The Politics of Incoherence

Tuesday, 28 September 2010 08:35 By Cary Fraser, t r u t h o u t | Op-Ed | name.

The Politics of Incoherence
(Image: Jared Rodriguez / t r u t h o u t; Adapted: Andrew Feinberg, zen Sutherland)

"When creative statesmanship wanes, irrational militarism increases." [1]

The decision by Barack Obama to run for the Presidency in the United States in 2007 has unleashed a crisis of cultural illiteracy that has swept some sectors of American society into a frenzy triggered by the deep currents of xenophobia and racism that have regularly coursed through the society. The rants of the "birther" movement, the tea party acolytes, those who view Obama as a Muslim, and others who seek to "reclaim their country" are a reflection of the intellectual incoherence that currently defines American political life and debates. While there is an argument that can be advanced that the contemporary hysteria is reminiscent of the McCarthy era and other episodes of demagoguery married to social unease, the current intellectual incoherence that has resulted from the social hysteria seems to have acquired a momentum triggered by a deeper malaise - the declining commitment of American elites to the cultivation of a civil discourse in public life.
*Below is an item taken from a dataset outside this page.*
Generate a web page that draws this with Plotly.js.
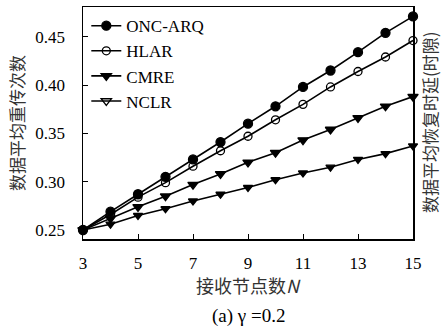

The coarsening of American public life and public discourse displayed during the 1988 presidential election campaign when the Republican party mounted the Willie Horton ad campaign against the Democratic candidate Michael Dukakis, has had long-term consequences for the quality of American political debate. [2] In 1990, the Republican Senator Jesse Helms used the "Hands" ad that attacked affirmative action in a tight re-election campaign in North Carolina against the African American Democratic candidate, Harvey Gantt, who lost that election after gaining an early lead over Helms. In 1992, Bill Clinton, the Democratic candidate for President, was the target of a whisper campaign that alleged he was the father of a "black" child, but he proved resilient enough to exploit the Bush campaign's inability to guide the country out of the recession that followed the first Gulf War. John McCain suffered a similar indignity during the Republican primary campaign in 2000, which led to George W. Bush's selection as the Republican candidate that year. Barack Obama was an inevitable target for this intellectual chicanery and innuendo simply because of the origins of his father - an African and the scion of a Muslim family in Kenya. In effect, the use of anti-black stigma as a device for polarizing public sentiment in elections - a technique which Southern demagogues like George Wallace had perfected in the 1960s - has become a staple of contemporary American politics, and not only in the South. [3]
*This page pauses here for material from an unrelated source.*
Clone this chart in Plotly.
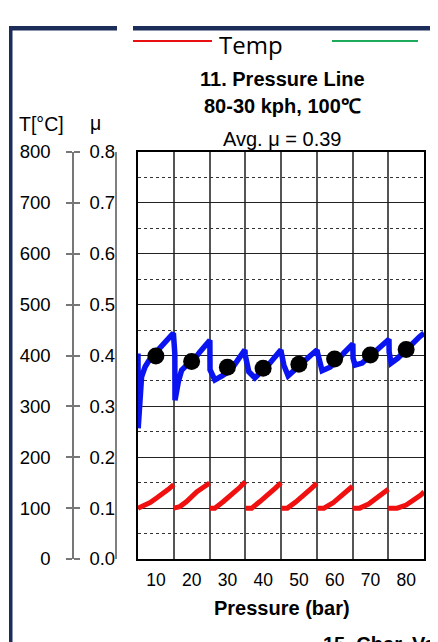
import plotly.graph_objects as go

W, H = 438, 642

# friction coefficient trace (pressure in bar, mu)
mu_p = [5.0, 5.05, 6.0, 7.0, 8.4, 10.2, 12.1, 13.5, 14.9,
        15.3, 15.35, 16.3, 17.2, 18.6, 20.9, 22.3, 23.7, 25.1,
        25.15, 26.5, 28.5, 30.2, 31.9, 33.5, 34.9,
        35.0, 36.0, 37.7, 39.7, 41.4, 43.3, 45.0,
        45.05, 45.8, 47.0, 48.9, 50.9, 53.1, 55.1,
        55.15, 56.5, 58.7, 60.7, 62.6, 65.1,
        65.15, 65.7, 67.7, 69.6, 71.6, 73.5, 75.2,
        75.25, 75.8, 77.7, 79.7, 81.6, 83.6, 85.0]
mu_v = [0.404, 0.257, 0.358, 0.378, 0.394, 0.407, 0.421, 0.434, 0.444,
        0.404, 0.312, 0.349, 0.371, 0.381, 0.394, 0.407, 0.417, 0.430,
        0.372, 0.352, 0.360, 0.368, 0.381, 0.397, 0.411,
        0.401, 0.368, 0.356, 0.368, 0.381, 0.397, 0.411,
        0.407, 0.381, 0.360, 0.371, 0.385, 0.399, 0.411,
        0.407, 0.370, 0.377, 0.389, 0.405, 0.423,
        0.395, 0.381, 0.385, 0.397, 0.411, 0.423, 0.432,
        0.407, 0.385, 0.395, 0.409, 0.425, 0.436, 0.444]

# average mu per pressure step
avg_p = [10, 20, 30, 40, 50, 60, 70, 80]
avg_mu = [0.399, 0.388, 0.377, 0.375, 0.383, 0.393, 0.401, 0.412]

# temperature trace (pressure in bar, deg C), None splits the steps
temp_p = [5, 7, 8.4, 10, 12.1, 13.5, 15, None,
          15, 16.7, 18.6, 21.4, 23.5, 25, None,
          25, 26.5, 28.9, 31.7, 33.5, 35, None,
          35, 36.8, 39.1, 41.9, 43.5, 45, None,
          45, 46.8, 49.1, 51.9, 53.5, 55, None,
          55, 57, 59.5, 62, 63.5, 65, None,
          65, 67, 69.5, 72, 73.5, 75, None,
          75, 77.5, 80, 82.5, 84, 85]
temp_v = [100, 106, 111, 119, 129, 137, 146, None,
          100, 103, 113, 132, 142, 149, None,
          100, 100, 113, 129, 141, 152, None,
          100, 100, 113, 129, 140, 150, None,
          100, 100, 112, 128, 139, 149, None,
          100, 100, 110, 125, 134, 143, None,
          100, 100, 108, 121, 129, 137, None,
          100, 100, 106, 117, 125, 132]

x_ticks = [10, 20, 30, 40, 50, 60, 70, 80]
x_grid = [5, 15, 25, 35, 45, 55, 65, 75, 85]

FONT = "Liberation Sans, Arial, sans-serif"
NAVY = "#1c2d5a"
OFF = 8  # the page body adds an 8px margin, so pull everything back by that


def px(x):
    return (x - OFF) / W


def py(y):
    return 1 - (y - OFF) / H


fig = go.Figure()
fig.add_trace(go.Scatter(x=mu_p, y=mu_v, mode="lines",
                         line=dict(color="#0a14f0", width=5.5), name="μ"))
fig.add_trace(go.Scatter(x=avg_p, y=avg_mu, mode="markers",
                         marker=dict(color="black", size=17), name="Avg. μ"))
fig.add_trace(go.Scatter(x=temp_p, y=temp_v, mode="lines", yaxis="y2",
                         connectgaps=False,
                         line=dict(color="#f01010", width=5), name="Temp"))
# empty trace so the mu label axis is drawn
fig.add_trace(go.Scatter(x=[None], y=[None], yaxis="y3", showlegend=False, hoverinfo="skip"))

shapes = [
    # navy frame
    dict(type="rect", xref="paper", yref="paper", x0=px(9), x1=px(12.5), y0=-0.05, y1=py(26),
         fillcolor=NAVY, line_width=0),
    dict(type="rect", xref="paper", yref="paper", x0=px(9), x1=px(117), y0=py(30.5), y1=py(26),
         fillcolor=NAVY, line_width=0),
    dict(type="rect", xref="paper", yref="paper", x0=px(133), x1=1.0, y0=py(30.5), y1=py(26),
         fillcolor=NAVY, line_width=0),
    # legend keys
    dict(type="line", xref="paper", yref="paper", x0=px(133), x1=px(212), y0=py(41), y1=py(41),
         line=dict(color="#e81010", width=2)),
    dict(type="line", xref="paper", yref="paper", x0=px(332), x1=px(418), y0=py(41), y1=py(41),
         line=dict(color="#1daa5a", width=2)),
    dict(type="rect", xref="paper", yref="paper", x0=px(436), x1=px(438.5), y0=py(53), y1=py(37),
         fillcolor="#8a5a1a", line_width=0),
    # thin line beside the mu labels
    dict(type="line", xref="paper", yref="paper", x0=px(116), x1=px(116), y0=py(559), y1=py(152),
         line=dict(color="black", width=1)),
    # edge of the neighbouring panel
    dict(type="rect", xref="paper", yref="paper", x0=px(434), x1=px(450), y0=py(557), y1=py(152),
         line=dict(color="black", width=1.2)),
]
for g in [0.05, 0.1, 0.15, 0.2, 0.25, 0.3, 0.35, 0.4, 0.45, 0.5, 0.55, 0.6, 0.65, 0.7, 0.75]:
    dotted = round(g * 20) % 2 == 1
    shapes.append(dict(type="line", xref="paper", yref="y", x0=px(434), x1=px(450), y0=g, y1=g,
                       line=dict(color="#333", width=1, dash="dot" if dotted else "solid")))

annotations = [
    dict(text="Temp", x=px(217), y=py(44), xanchor="left", yanchor="middle",
         font=dict(family="Open Sans, Noto Sans, sans-serif", size=24, color="black")),
    dict(text="<b>11. Pressure Line</b>", x=px(282), y=py(79), xanchor="center", yanchor="middle",
         font=dict(size=20)),
    dict(text="<b>80-30 kph, 100℃</b>", x=px(282), y=py(106), xanchor="center", yanchor="middle",
         font=dict(size=20)),
    dict(text="Avg. μ = 0.39", x=px(282), y=py(139), xanchor="center", yanchor="middle",
         font=dict(size=20)),
    dict(text="T[°C]", x=px(17), y=py(124), xanchor="left", yanchor="middle",
         font=dict(size=19.5)),
    dict(text="μ", x=px(88), y=py(123), xanchor="left", yanchor="middle",
         font=dict(size=19.5)),
    dict(text="<b>15. Char. Value</b>", x=px(321), y=py(631), xanchor="left", yanchor="top",
         font=dict(size=20)),
    dict(text="<b>Pressure (bar)</b>", x=px(282), y=py(608), xanchor="center", yanchor="middle",
         font=dict(size=20)),
]
for a in annotations:
    a.update(xref="paper", yref="paper", showarrow=False)
    a["font"].setdefault("family", FONT)
    a["font"].setdefault("color", "black")

fig.update_layout(
    width=W, height=H,
    margin=dict(l=0, r=0, t=0, b=0, autoexpand=False),
    paper_bgcolor="white", plot_bgcolor="white",
    showlegend=False,
    font=dict(family=FONT, size=18, color="black"),
    shapes=shapes,
    annotations=annotations,
    xaxis=dict(
        domain=[px(138), px(424)], range=[5, 85], automargin=False,
        tickmode="array", tickvals=x_ticks, ticks="", showgrid=False,
        minor=dict(tickmode="array", tickvals=x_grid, showgrid=True,
                   gridcolor="#555", gridwidth=1.5, ticks=""),
        showline=True, mirror=True, linecolor="black", linewidth=1.5,
        tickfont=dict(size=17.5), zeroline=False, ticklabelstandoff=4,
    ),
    yaxis=dict(
        domain=[py(559), py(152)], range=[0, 0.8], automargin=False,
        dtick=0.1, showticklabels=False, ticks="",
        showgrid=True, gridcolor="#222", gridwidth=1,
        minor=dict(dtick=0.05, showgrid=True, griddash="dot", gridcolor="#333", gridwidth=1),
        showline=True, mirror=True, linecolor="black", linewidth=1.5, zeroline=False,
    ),
    yaxis2=dict(
        overlaying="y", anchor="free", position=px(73), side="left", automargin=False,
        range=[0, 800], dtick=100, ticks="outside", ticklen=6, tickcolor="#777", tickwidth=1.5,
        showline=True, linecolor="#777", linewidth=1.5, showgrid=False, zeroline=False,
        tickfont=dict(size=18.5), ticklabelstandoff=12,
    ),
    yaxis3=dict(
        overlaying="y", anchor="free", position=px(73), side="right", automargin=False,
        range=[0, 0.8], dtick=0.1, tickformat=".1f", ticks="outside", ticklen=6,
        tickcolor="#777", tickwidth=1.5, showline=True, linecolor="#777", linewidth=1.5,
        showgrid=False, zeroline=False,
        tickfont=dict(size=18.5), ticklabelstandoff=6,
    ),
)

fig.write_html("out.html")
After Obama's victory in 2008, the Democrats replaced an intellectually bankrupt and deeply compromised Republican administration led by George W. Bush and Dick Cheney, one that had steered the United States into the worst economic crisis since the Great Depression and two wars in Iraq and Afghanistan. It is perhaps not an accident that the debates over Obama's birth and citizenship have become a major focus of concern among the disgruntled Republicans and other malcontents who perceived the political utility of these non-issues. The inordinate attention given to these topics has deflected any serious public examination and debate about the strategic incompetence and fiscal recklessness that defined the Bush-Cheney administration. After the Wall Street crash of 1929 and the ensuing Great Depression, the Republicans were reduced to minority party status, and the party's only significant success prior to 1968 was the election of Dwight Eisenhower to the Presidency from 1952-1960. The Great Depression is such a powerful reminder of consummate failure that the current Republican Party is desperate to find any issue that will lead public attention away from an intelligent discussion of the ideological and policy failures that has resulted from the bankruptcy that is the Bush-Cheney legacy.

The current Republican strategy of targeting Obama personally and refusing to cooperate in developing a bipartisan economic recovery program is undoubtedly aimed at ensuring that Obama does not become successful in dealing with the economic crisis. Success for Obama will create an opportunity for the Democrats to repeat the accomplishment of Franklin D. Roosevelt, the only President to have been elected for four terms, and whose tenure laid the foundations of the New Deal state that defined American life until the closing years of the century. For the Republicans, if Obama were to repeat the success of FDR, the future of their party will be very bleak.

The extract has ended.